Ellis E. Cousens (born 1952) Born in the Bronx, NY, Cousens graduated from De Witt Clinton H.S. in 1970 where he is recognized as a distinguished alumni. After graduating Hunter College with a B.A. in Geology in 1974, he went on to receive an M.S. degree in Geology from Rensselaer Polytechnic Institute in Troy, NY. He then relocated to Southern California where he worked as a professional Geotechnical Engineer with the consulting firm of Leighton & Associates in Irvine, CA. Eventually returning to New York, he received an M.B.A. in Finance from Iona College, now Iona University. He retired in 2014 as Executive Vice President, Chief Financial Officer and Chief Operations Officer of John Wiley & Sons, Inc., having worked there since March 2001. Previously Senior Vice President, Chief Financial Officer of Bookspan, a Bertelsmann AG and Time Warner Inc. joint venture, from March 2000; Vice President, Finance and Strategic Planning, of Bertelsmann AG from March 1999; Vice President, Chief Financial Officer of BOL.com, a subsidiary of Bertelsmann AG, from August 1998.

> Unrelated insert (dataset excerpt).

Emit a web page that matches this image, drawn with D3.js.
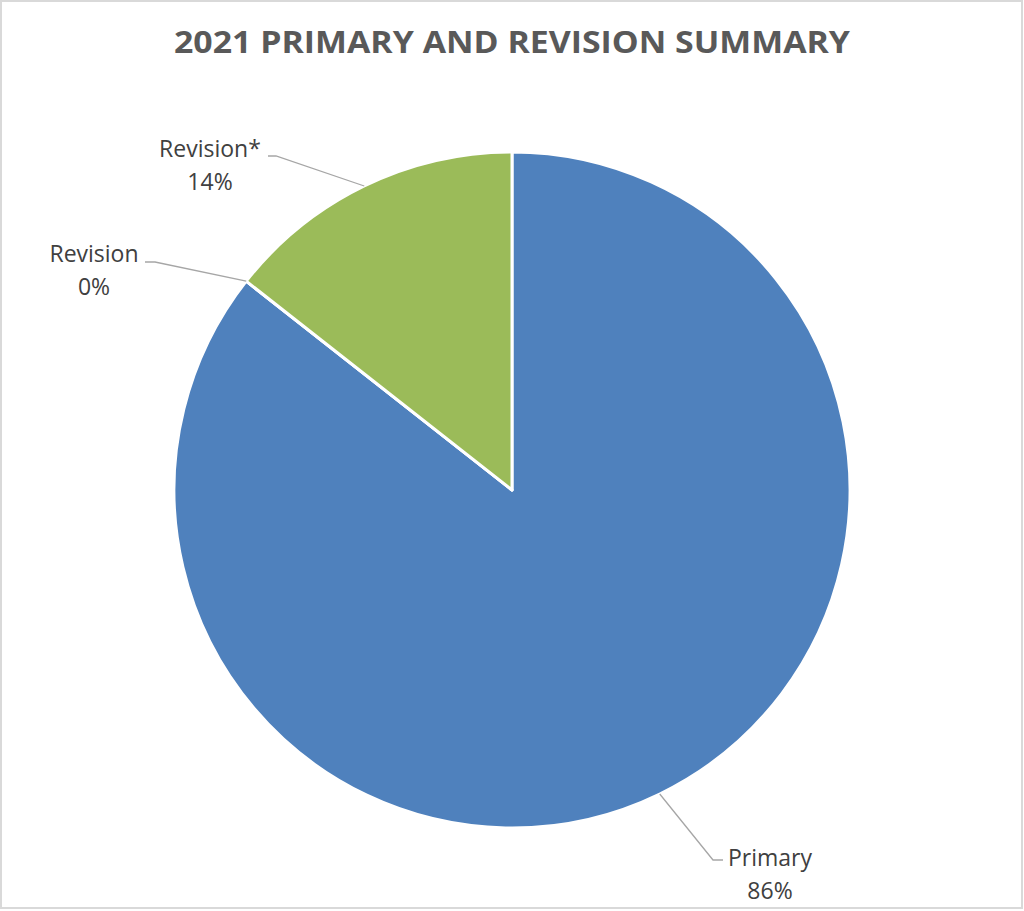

Cousens was a Trustee on the Board of Education in Yonkers, NY from 1993-2000 and served as its Vice President 1995-1996 and President from 1996-1998.

== Education ==
Cousens graduated from DeWitt Clinton High School, Bronx, NY class of 1970. He earned a bachelor's degree from Hunter College, Master of Science from Rensselaer Polytechnic Institute and an MBA in Finance from the Hagan School of Business of Iona College.